Hovnanian Losses Widen in 2Q

Red Bank, NJ, May 4, 2007--Hovnanian Enterprises Inc. said Friday its fiscal second-quarter loss will be wider than previously forecast after selling fewer homes amid still-tepid demand in the housing market.   The company, which builds upscale houses in major markets like Florida, Arizona and California, expects to report a net loss of 45 cents to 50 cents per share. The preliminary forecast includes a projected charge of $15 million to $20 million to forfeit land deposits and write down the value of assets it no longer can develop for a profit.   Excluding the charges, Hovnanian sees the loss at 30 cents per share, wider than its April forecast of a loss of 5 cents to 20 cents per share.
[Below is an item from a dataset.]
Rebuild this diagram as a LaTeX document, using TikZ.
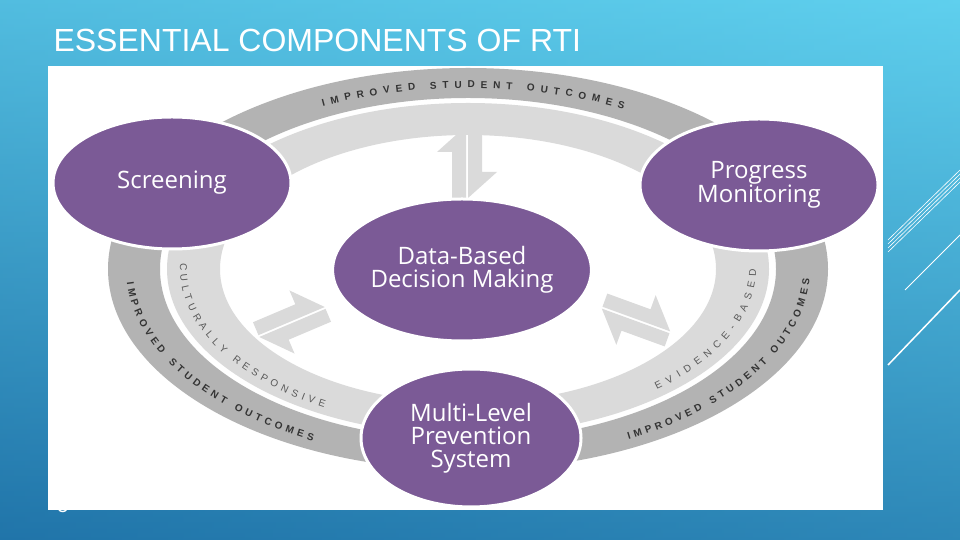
\documentclass[tikz,border=0pt]{standalone}
\usepackage{fontspec}
\setmainfont{Liberation Sans}
\newfontfamily\circfont{Open Sans}
\usetikzlibrary{decorations.text,shapes.geometric}
\definecolor{purp}{HTML}{7B5A96}
\definecolor{gband}{HTML}{B3B3B3}
\definecolor{lband}{HTML}{DADADA}
\definecolor{bgtop}{HTML}{5FD0EE}
\definecolor{bgbot}{HTML}{1868A0}
\begin{document}
\begin{tikzpicture}[x=1pt,y=1pt,
  comp/.style={ellipse, fill=purp, draw=white, line width=3pt, text=white, align=center,
     font=\circfont\fontsize{24}{23}\selectfont, inner sep=0pt},
  arctext/.style={decorate, decoration={text along path, text align=fit to path,
     text={#1}}},
  halfpair/.pic={
    \fill[lband] (-36,1) -- (36,1) -- (10,30) -- (10,15) -- (-36,15) -- cycle;
    \fill[lband] (36,-1) -- (-36,-1) -- (-10,-30) -- (-10,-15) -- (36,-15) -- cycle;
  }]
\useasboundingbox (0,0) rectangle (960,540);
\shade[top color=bgtop, bottom color=bgbot] (0,0) rectangle (960,540);
\shade[left color=bgbot!60!bgtop, right color=bgtop, opacity=0.3] (0,0) rectangle (960,540);
% decorative lines
\foreach \o in {0,4,8,12}{\draw[white, line width=0.6pt] (888,300-\o) -- (960,370-\o);}
\draw[white, line width=1.5pt] (888,175) -- (960,250);
\draw[white, line width=1pt] (905,250) -- (960,305);
% slide number (mostly hidden by the panel)
\node[text=white, font=\fontsize{20}{20}\selectfont] (num) at (63,34) {5};
\node[anchor=west, text=white, font=\fontsize{32}{32}\selectfont] (title) at (50,500) {ESSENTIAL COMPONENTS OF RTI};
% white panel
\fill[white] (48,30) rectangle (883,474);
% rings
\def\cx{468}\def\cy{271}
\fill[gband, even odd rule] (\cx,\cy) ellipse[x radius=360, y radius=201] (\cx,\cy) ellipse[x radius=308, y radius=171];
\fill[lband, even odd rule] (\cx,\cy) ellipse[x radius=301, y radius=166] (\cx,\cy) ellipse[x radius=248, y radius=134];
% arc texts
\path[arctext={|\fontsize{10}{10}\selectfont\bfseries\color{black!80}|IMPROVED STUDENT OUTCOMES}]
  (\cx,\cy) ++(116:331 and 181) arc[start angle=116, end angle=62, x radius=331, y radius=181];
\path[arctext={|\fontsize{10}{10}\selectfont\bfseries\color{black!80}|IMPROVED STUDENT OUTCOMES}]
  (\cx,\cy) ++(184:342 and 193) arc[start angle=184, end angle=243, x radius=342, y radius=193];
\path[arctext={|\fontsize{10}{10}\selectfont\bfseries\color{black!80}|IMPROVED STUDENT OUTCOMES}]
  (\cx,\cy) ++(298:342 and 193) arc[start angle=298, end angle=357, x radius=342, y radius=193];
\path[arctext={|\fontsize{10}{10}\selectfont\color{black!65}|CULTURALLY RESPONSIVE}]
  (\cx,\cy) ++(178:288 and 160) arc[start angle=178, end angle=240, x radius=288, y radius=160];
\path[arctext={|\fontsize{10}{10}\selectfont\color{black!65}|EVIDENCE-BASED}]
  (\cx,\cy) ++(311:288 and 160) arc[start angle=311, end angle=360, x radius=288, y radius=160];
% arrows
\pic[rotate=90] at (467,378) {halfpair};
\pic[rotate=203] at (292,218) {halfpair};
\pic[rotate=-20] at (636,220) {halfpair};
% components
\node[comp, minimum width=238, minimum height=132] (scr) at (172,357) {Screening};
\node[comp, minimum width=238, minimum height=132] (pm) at (759,355) {Progress\\Monitoring};
\node[comp, minimum width=256, minimum height=142] (dbdm) at (462,270) {Data-Based\\Decision Making};
\node[comp, minimum width=220, minimum height=138] (mlps) at (471,102) {Multi-Level\\Prevention\\System};
\end{tikzpicture}
\end{document}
Analysts are looking for a loss of 16 cents per share, according to Thomson Financial.   Hovnanian delivered 3,196 homes in the quarter ended April 30, down 30 percent from the year-ago period. Net contracts, which remove cancellations from total orders, fell 21 percent to 3,116. The cancellation rate was 32 percent, down 4 percentage points from the first quarter.   "These contract results reflect a continued challenging operating environment in most of the company's markets," Hovnanian said in a statement.   The once-booming housing sector is still struggling to find its footing amid falling prices in most major markets, as buyers are reluctant to invest in a property that may lose value. Hovnanian, like many of its competitors, offer discounts to move inventory built during the sector's five-year bull run.   The company also blamed trouble in the market for loans to people with poor credit histories for depressing demand. "The adverse publicity surrounding the sub-prime market has further damaged home buyers' psychology," Hovnanian said.